Now let’s consider the variation of the Moberg CVM obtained by using Yakutia/Indigirka instead of stereotyped Yamal and the Sargasso Sea SST reconstruction (an actual SST proxy) rather than a proxy for Arabian Sea coldwater upwelling (BTW this proxy probably got into circulation in Team-world through a graphic by coauthor Overpeck overlaying the Arabian G bulloides against the HS). As you see, the reconstructions are pretty similar in the 1856-1980 instrumental period, but the medieval-modern relationships are quite different. The correlation for one series is 0.58 and the other is 0.57. So both reconstructions are "99.98% significant" under Juckes’ test, but they are different – and materially different in the MWP.
Left – Juckes CVM; right – CVM with Sargasso Sea and Yakutia/Indigirka instead of Arabian Sea G bulloides and Yamal/
How can they both be 99.98% significant? It doesn’t seem to me that they can. So whatever Juckes has done to benchmark significance, the calculations can’t be right. One of Wegman’s recommendations to climate scientists was that they involve statisticians. Nanne Weber said that Juckes was their statistician; a quick look at Juckes’ publications shows that he has very substantial background and experience in atmospheric turbulence.
How should one establish significance for these reconstructions? Given that two equally plausible reconstructions diverge substantially, I’m not sure that you can. The NAS Panel concluded that you couldn’t establish statistical significance for these things. They also recommended that you use verification period residuals for estimating confidence intervals.

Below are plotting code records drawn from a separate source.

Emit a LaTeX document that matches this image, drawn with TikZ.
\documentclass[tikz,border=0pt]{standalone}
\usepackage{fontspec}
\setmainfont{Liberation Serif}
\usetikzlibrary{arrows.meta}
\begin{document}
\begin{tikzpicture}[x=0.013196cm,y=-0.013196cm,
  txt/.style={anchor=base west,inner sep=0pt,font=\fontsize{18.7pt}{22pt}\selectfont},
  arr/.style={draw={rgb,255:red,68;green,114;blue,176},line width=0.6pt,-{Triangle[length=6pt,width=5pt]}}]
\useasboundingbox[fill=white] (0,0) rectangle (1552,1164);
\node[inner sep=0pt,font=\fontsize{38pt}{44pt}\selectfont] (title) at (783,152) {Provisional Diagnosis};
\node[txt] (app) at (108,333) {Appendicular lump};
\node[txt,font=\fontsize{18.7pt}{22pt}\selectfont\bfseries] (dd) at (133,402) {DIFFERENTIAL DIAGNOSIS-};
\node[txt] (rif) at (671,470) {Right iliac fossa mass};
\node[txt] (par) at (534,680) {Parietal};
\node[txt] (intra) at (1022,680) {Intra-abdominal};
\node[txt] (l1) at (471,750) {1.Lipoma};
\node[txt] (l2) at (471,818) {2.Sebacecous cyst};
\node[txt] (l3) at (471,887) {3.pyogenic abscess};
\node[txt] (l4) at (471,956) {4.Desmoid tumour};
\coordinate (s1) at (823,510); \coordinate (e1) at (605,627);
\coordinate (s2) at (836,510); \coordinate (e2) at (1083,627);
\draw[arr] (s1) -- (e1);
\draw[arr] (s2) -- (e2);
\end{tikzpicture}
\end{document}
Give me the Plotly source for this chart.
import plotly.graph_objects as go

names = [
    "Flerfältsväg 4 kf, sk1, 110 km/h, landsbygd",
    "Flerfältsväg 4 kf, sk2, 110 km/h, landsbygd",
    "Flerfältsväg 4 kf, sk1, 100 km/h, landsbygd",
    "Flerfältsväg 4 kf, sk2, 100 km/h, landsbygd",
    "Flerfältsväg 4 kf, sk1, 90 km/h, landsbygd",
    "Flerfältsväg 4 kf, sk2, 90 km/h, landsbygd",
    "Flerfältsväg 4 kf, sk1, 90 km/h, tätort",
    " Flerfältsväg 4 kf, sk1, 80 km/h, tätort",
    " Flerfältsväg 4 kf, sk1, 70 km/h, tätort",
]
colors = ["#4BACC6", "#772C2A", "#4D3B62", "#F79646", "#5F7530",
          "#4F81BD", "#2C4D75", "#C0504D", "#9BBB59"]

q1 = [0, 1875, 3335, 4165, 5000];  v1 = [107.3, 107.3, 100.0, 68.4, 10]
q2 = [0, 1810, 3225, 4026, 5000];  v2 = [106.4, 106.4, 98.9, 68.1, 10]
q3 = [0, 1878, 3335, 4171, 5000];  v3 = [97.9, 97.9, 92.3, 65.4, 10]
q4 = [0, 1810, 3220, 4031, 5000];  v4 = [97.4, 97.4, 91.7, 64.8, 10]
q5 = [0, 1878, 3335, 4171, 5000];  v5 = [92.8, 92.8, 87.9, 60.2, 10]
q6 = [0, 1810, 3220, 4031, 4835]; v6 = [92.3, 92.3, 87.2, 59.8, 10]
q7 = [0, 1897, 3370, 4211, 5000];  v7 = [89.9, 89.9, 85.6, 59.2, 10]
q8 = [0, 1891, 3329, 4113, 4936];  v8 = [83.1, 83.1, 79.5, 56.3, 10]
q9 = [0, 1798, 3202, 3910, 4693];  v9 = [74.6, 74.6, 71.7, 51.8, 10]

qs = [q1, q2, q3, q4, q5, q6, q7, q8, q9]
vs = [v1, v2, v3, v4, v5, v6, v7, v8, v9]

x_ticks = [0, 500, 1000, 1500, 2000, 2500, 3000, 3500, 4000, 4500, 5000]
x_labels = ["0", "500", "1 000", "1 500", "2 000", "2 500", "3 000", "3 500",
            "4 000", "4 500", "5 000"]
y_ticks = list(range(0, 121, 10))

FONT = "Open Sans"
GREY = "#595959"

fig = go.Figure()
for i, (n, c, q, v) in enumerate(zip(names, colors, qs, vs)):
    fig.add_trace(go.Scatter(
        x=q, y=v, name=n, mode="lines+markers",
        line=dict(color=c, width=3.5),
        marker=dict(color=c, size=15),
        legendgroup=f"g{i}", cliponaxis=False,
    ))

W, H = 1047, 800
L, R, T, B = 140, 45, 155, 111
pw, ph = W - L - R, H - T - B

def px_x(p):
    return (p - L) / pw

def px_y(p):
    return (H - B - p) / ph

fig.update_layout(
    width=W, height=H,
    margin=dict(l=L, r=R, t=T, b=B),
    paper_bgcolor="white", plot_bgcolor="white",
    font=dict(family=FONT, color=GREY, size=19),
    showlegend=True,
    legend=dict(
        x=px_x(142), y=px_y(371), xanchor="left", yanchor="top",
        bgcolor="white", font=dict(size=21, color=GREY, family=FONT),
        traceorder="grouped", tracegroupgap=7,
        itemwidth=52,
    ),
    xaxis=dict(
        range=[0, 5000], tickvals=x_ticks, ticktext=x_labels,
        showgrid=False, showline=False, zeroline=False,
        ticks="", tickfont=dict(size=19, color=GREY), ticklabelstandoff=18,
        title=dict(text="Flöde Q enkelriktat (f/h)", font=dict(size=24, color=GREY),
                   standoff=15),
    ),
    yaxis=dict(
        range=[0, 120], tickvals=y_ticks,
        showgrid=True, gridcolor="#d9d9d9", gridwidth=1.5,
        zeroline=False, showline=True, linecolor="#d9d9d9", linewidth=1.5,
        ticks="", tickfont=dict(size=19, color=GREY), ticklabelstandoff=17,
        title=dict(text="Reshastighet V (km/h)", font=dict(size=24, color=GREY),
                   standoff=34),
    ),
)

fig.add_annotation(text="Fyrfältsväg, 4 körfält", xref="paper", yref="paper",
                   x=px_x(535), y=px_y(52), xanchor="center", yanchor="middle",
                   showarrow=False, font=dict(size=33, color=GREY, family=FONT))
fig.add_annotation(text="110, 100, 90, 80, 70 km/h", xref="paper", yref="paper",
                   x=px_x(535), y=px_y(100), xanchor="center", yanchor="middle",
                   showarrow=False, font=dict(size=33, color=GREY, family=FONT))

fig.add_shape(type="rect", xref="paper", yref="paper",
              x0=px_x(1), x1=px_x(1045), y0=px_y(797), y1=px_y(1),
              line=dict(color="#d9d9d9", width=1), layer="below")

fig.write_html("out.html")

Speaking of which, let’s note that Juckes did NOT reserve a verification period. No RE, no verification r2. In my own experimenting with reconstructions that would be similar to the Juckes CVMs (see for example my AGU05 presentation), the reconstructions have high calibration r2; negligible verification r2. Juckes only used an 1856-1980 calibration period. It’s hard to imagine that he didn’t start with a Mannian 1902-1980 calibration period and 1856-1901 verification. My guess is that his CVMs fail such tests. I’ll take a look at that some time.